This is a map of Orwell Haven, Essex. It is thought to date from1543. It shows proposed fortifications at the mouth of Harwich harbour which were not built. The forts are shown in plan form and have seem to be measured plans, recording details such as the splayed external opening of embrasures and the curved internal space for a man to stand. In this they contrast with the loose pictorial style of the rest of the map. The forts comprise a central fort with a curtain wall with bastions at each corner. The fort at Lagner Point has angular bastions in the Italian style perhaps revealing the influence of the Italian military engineers employed by Henry VIII in the 1540’s. The advantage of angle bastions is that they provide fire power outwards and flanking power along the walls so that no blind spots exist, enabling defenders to cover all the surrounding ground. The concern with the defensive capabilities of Orwell Haven and other coastal area at this date was due to the resumption of hostilities between England and France 1542. The map is the work of Richard Lee, a mason by trade was worked as a surveyor on fortification schemes in England and English territory in France.
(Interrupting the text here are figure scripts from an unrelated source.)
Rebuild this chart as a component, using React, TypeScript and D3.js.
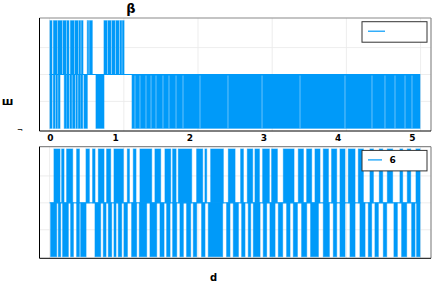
import React from "react";
import * as d3 from "d3";

const W = 432;
const H = 288;
const BLUE = "#009af9";

const xTicks = [0, 1, 2, 3, 4, 5];
const yGrid = [0.5, 1, 1.5];
const titleText = "β";
const xLabelText = "d";
const yLabelText = "ш";
const legendTop = "";
const legendBottom = "6";

// signal baseline level and extent
const baseLevel = 1;
const xStart = 0;
const xEnd = 4.992;

// top panel: runs of dense spikes up (1 -> 2) and down (1 -> 0)
const topUpRuns: [number, number][] = [
  [0.005, 0.032], [0.053, 0.1], [0.113, 0.167], [0.181, 0.221], [0.234, 0.261],
  [0.282, 0.329], [0.342, 0.383], [0.396, 0.416], [0.43, 0.45], [0.508, 0.524],
  [0.538, 0.575], [0.733, 0.774], [0.787, 0.827], [0.841, 0.881], [0.895, 0.935],
  [0.949, 0.969], [0.982, 1.003],
];
const topDownRuns: [number, number][] = [
  [0.005, 0.032], [0.05, 0.073], [0.086, 0.104], [0.117, 0.14], [0.198, 0.221],
  [0.23, 0.261], [0.275, 0.298], [0.311, 0.342], [0.356, 0.373], [0.387, 0.41],
  [0.419, 0.446], [0.464, 0.508], [0.625, 0.733], [1.111, 4.992],
];
const topDownLight = [
  1.151, 1.218, 1.299, 1.367, 1.434, 1.528, 1.609, 1.704, 1.798, 2.027, 2.404,
  2.863, 3.375, 3.981, 4.345, 4.52, 4.655, 4.79, 4.884,
];

// bottom panel
const botUpRuns: [number, number][] = [
  [0.059, 0.14], [0.163, 0.194], [0.23, 0.311], [0.365, 0.401], [0.491, 0.535],
  [0.58, 0.612], [0.657, 0.733], [0.769, 0.823], [0.868, 0.994], [1.048, 1.075],
  [1.128, 1.164], [1.218, 1.376], [1.42, 1.497], [1.555, 1.632], [1.659, 1.704],
  [1.735, 1.915], [1.982, 2.063], [2.094, 2.117], [2.171, 2.341], [2.409, 2.499],
  [2.575, 2.611], [2.665, 2.737], [2.768, 2.827], [2.872, 2.961], [2.993, 3.069],
  [3.15, 3.294], [3.352, 3.42], [3.465, 3.532], [3.577, 3.644], [3.689, 3.757],
  [3.801, 3.869], [3.914, 3.981], [4.026, 4.116], [4.161, 4.228], [4.318, 4.363],
  [4.444, 4.489], [4.552, 4.623], [4.722, 4.758], [4.821, 4.866], [4.938, 4.992],
];
const botDownRuns: [number, number][] = [
  [0.014, 0.095], [0.118, 0.149], [0.176, 0.252], [0.284, 0.32], [0.365, 0.401],
  [0.419, 0.491], [0.612, 0.688], [0.724, 0.76], [0.792, 0.836], [0.868, 0.895],
  [0.926, 0.971], [1.003, 1.048], [1.106, 1.173], [1.209, 1.308], [1.353, 1.443],
  [1.488, 1.542], [1.578, 1.623], [1.659, 1.713], [1.757, 1.802], [1.847, 1.901],
  [1.937, 1.982], [2.049, 2.094], [2.139, 2.332], [2.386, 2.431], [2.476, 2.544],
  [2.589, 2.633], [2.678, 2.71], [2.746, 2.836], [2.88, 2.925], [2.97, 3.038],
  [3.083, 3.141], [3.195, 3.24], [3.285, 3.339], [3.397, 3.465], [3.518, 3.622],
  [3.689, 3.77], [3.824, 3.869], [3.914, 3.981], [4.049, 4.116], [4.183, 4.251],
  [4.296, 4.34], [4.385, 4.43], [4.498, 4.543], [4.641, 4.686], [4.745, 4.812],
  [4.88, 4.924], [4.947, 4.992],
];

const FONT = "DejaVu Sans";

const x = d3.scaleLinear().domain([0, 5]).range([49.6, 420.6]);
const yTop = d3.scaleLinear().domain([-0.05, 2.05]).range([131, 18]);
const yBot = d3.scaleLinear().domain([-0.03, 2.043]).range([258.3, 146.7]);

function Panel({
  y,
  up,
  down,
  light,
  showTicks,
  legend,
}: {
  y: d3.ScaleLinear<number, number>;
  up: [number, number][];
  down: [number, number][];
  light: number[];
  showTicks: boolean;
  legend: { text: string; lineEnd: number };
}) {
  const [r0, r1] = y.range();
  const left = 39.5;
  const right = 431;
  const top = r1;
  const bottom = r0;
  const baseLine = d3.line<number>()
    .x((d) => x(d))
    .y(() => y(baseLevel));
  const lgY = top + 3.7;
  return (
    <g>
      <rect x={left} y={top} width={right - left} height={bottom - top} fill="white" />
      {xTicks.map((t) => (
        <line key={"gx" + t} x1={x(t)} x2={x(t)} y1={top} y2={bottom} stroke="#e8e8e8" strokeWidth={0.8} />
      ))}
      {yGrid.map((t) => (
        <line key={"gy" + t} x1={left} x2={right} y1={y(t)} y2={y(t)} stroke="#e8e8e8" strokeWidth={0.8} />
      ))}
      {up.map(([a, b], i) => (
        <rect key={"u" + i} x={x(a)} width={Math.max(0.8, x(b) - x(a))} y={y(2)} height={y(1) - y(2)} fill={BLUE} stroke={BLUE} strokeOpacity={0.6} strokeWidth={1} />
      ))}
      {down.map(([a, b], i) => (
        <rect key={"d" + i} x={x(a)} width={Math.max(0.8, x(b) - x(a))} y={y(1)} height={y(0) - y(1)} fill={BLUE} stroke={BLUE} strokeOpacity={0.6} strokeWidth={1} />
      ))}
      {light.map((v, i) => (
        <line key={"l" + i} x1={x(v)} x2={x(v)} y1={y(1) + 1} y2={y(0)} stroke="white" strokeOpacity={0.45} strokeWidth={0.9} />
      ))}
      <path d={baseLine([xStart, xEnd]) || ""} stroke={BLUE} strokeWidth={1} fill="none" />
      <line x1={left} x2={right} y1={top} y2={top} stroke="#8a8a8a" strokeWidth={1.2} />
      <line x1={right} x2={right} y1={top} y2={bottom} stroke="#8a8a8a" strokeWidth={1.2} />
      <line x1={left} x2={left} y1={top} y2={bottom} stroke="black" strokeWidth={1} />
      <line x1={left} x2={right} y1={bottom} y2={bottom} stroke="black" strokeWidth={1} />
      {showTicks &&
        xTicks.map((t) => (
          <text key={"tx" + t} x={x(t) + (t === 0 ? 0.7 : -8.2)} y={141} fontSize={9} fontWeight="bold" fontFamily={FONT} textAnchor="middle" fill="black">
            {t}
          </text>
        ))}
      <rect x={362} y={lgY} width={65} height={20.5} fill="white" stroke="#333" strokeWidth={1} />
      <line x1={368} x2={legend.lineEnd} y1={lgY + 9.5} y2={lgY + 9.5} stroke={BLUE} strokeWidth={1.2} />
      <text x={392.7} y={lgY + 13} fontSize={9} fontWeight="bold" fontFamily={FONT} textAnchor="middle" fill="black">
        {legend.text}
      </text>
    </g>
  );
}

export default function App() {
  return (
    <svg width={W} height={H} style={{ display: "block", position: "absolute", left: 0, top: 0, background: "white" }}>
      <rect width={W} height={H} fill="white" />
      <Panel y={yTop} up={topUpRuns} down={topDownRuns} light={topDownLight} showTicks={true} legend={{ text: legendTop, lineEnd: 385 }} />
      <Panel y={yBot} up={botUpRuns} down={botDownRuns} light={[]} showTicks={false} legend={{ text: legendBottom, lineEnd: 382 }} />
      <text x={131} y={12.5} fontSize={13} fontWeight="bold" fontFamily={FONT} textAnchor="middle" fill="black">
        {titleText}
      </text>
      <text x={213.5} y={281} fontSize={10} fontWeight="bold" fontFamily={FONT} textAnchor="middle" fill="black">
        {xLabelText}
      </text>
      <text x={7.5} y={105} fontSize={11} fontWeight="bold" fontFamily={FONT} textAnchor="middle" fill="black">
        {yLabelText}
      </text>
      <text x={20} y={132} fontSize={7} fontFamily={FONT} textAnchor="middle" fill="black">
        ¬
      </text>
    </svg>
  );
}
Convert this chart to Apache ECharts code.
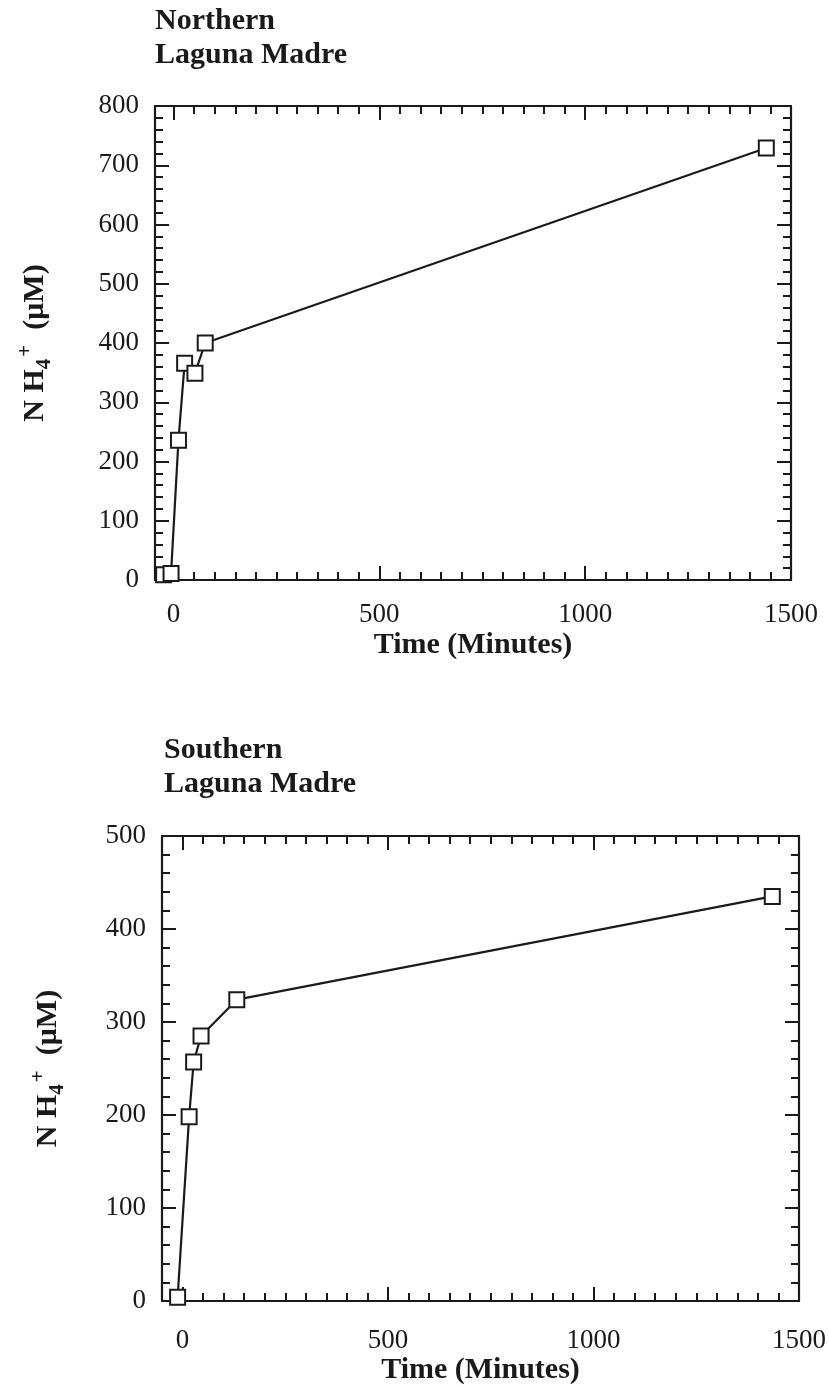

It is probable that this map was intended for personal explanation by Lee to Henry VIII. Lee, Richard
A Coloured Chart of the Coast of Essex and Suffolk, from the Naze to Bawdsey
This is a chart showing Essex and Suffolk from the Naze to Bawdsey showing the course of the Stour, Orwell, and Deben. It is thought to date from between 1539 and 1544. It shows miniaturized views of towns such as Ipswich and Harwich against a generalized green landscape of fields and occasional trees. The coast line and waterways are the main preoccupation of the cartographer as he has carefully recorded areas of sand in pink with stippled markings, and at certain points the depths of the water at low tide in area is noted. The cartographer is Richard Cavendish, whose family home in Suffolk is indicated. Richard Cavendish was a master gunner who had supervised new defence works at Berwick and Wark in 1522-3. It is thought that this map was based on a survey that Cavendish was paid to undertake in 1523. The date exact date of the map is uncertain. It could date from around 1538-9, a period characterised by the threat of invasion after a peace treaty was signed by Francis I of France and Charles V, Holy Roman Emperor and King of Spain in 1538. England and France were ancient enemies and the catholic Charles V, nephew of Catherine of Aragon, was angered by Henry VIII’s decision to divorce her. However, the presence of a scale bar in the bottom right corner suggests a date of post 1540. In 1543 war with France resumed and England was threatened by invasion once again. This map may be related to a large map which is referred to in Henry VIII’s inventory of 1547-80 the description of parte of Suffolke, Essexe and London painted upon clothe’ Cavendish, Richard
A Coloured Chart of the Coast of Suffolk, from Orwell Haven to Gorlston, near Yarmouth
This is a map of the Suffolk coast stretching from Orwell Haven to Godeston near Yarmouth. It details the defences of the area may be part of the coastal survey of 1539. Fortification of large sections of coast was carried out at this time as Henry VIII feared an invasion from the combined forces of France and Spain. In 1538 Francis I of France, and Charles V Holy Roman Emperor and King of Spain signed a peace treaty. This union gave rise to the possibility that France and Spain may combine forces to invade England. France was England’s historical enemy and Henry VIII’s divorce of Catherine of Aragon, Charles V’s aunt, had offended the militantly catholic King of Spain. The map includes a vignette view of Ipswich, and a depiction of Orford Castle, built by Henry II in the 1160’s to guard what was then a busy port. Here a beacon is shown on the battlements, indicating that the castle, built on raised grown, has been incorporated into the early warning system that is depicted along the coast by numerous beacons. Two round tower forts are shown with gun ports and extended cannons. Such a large scale fortification plan was greatly aided by the significant advances in cartography and surveying which occurred in the Tudor period. The vast wealth Henry VIII had at his disposal after the dissolution of the monasteries provided the necessary finances for the survey.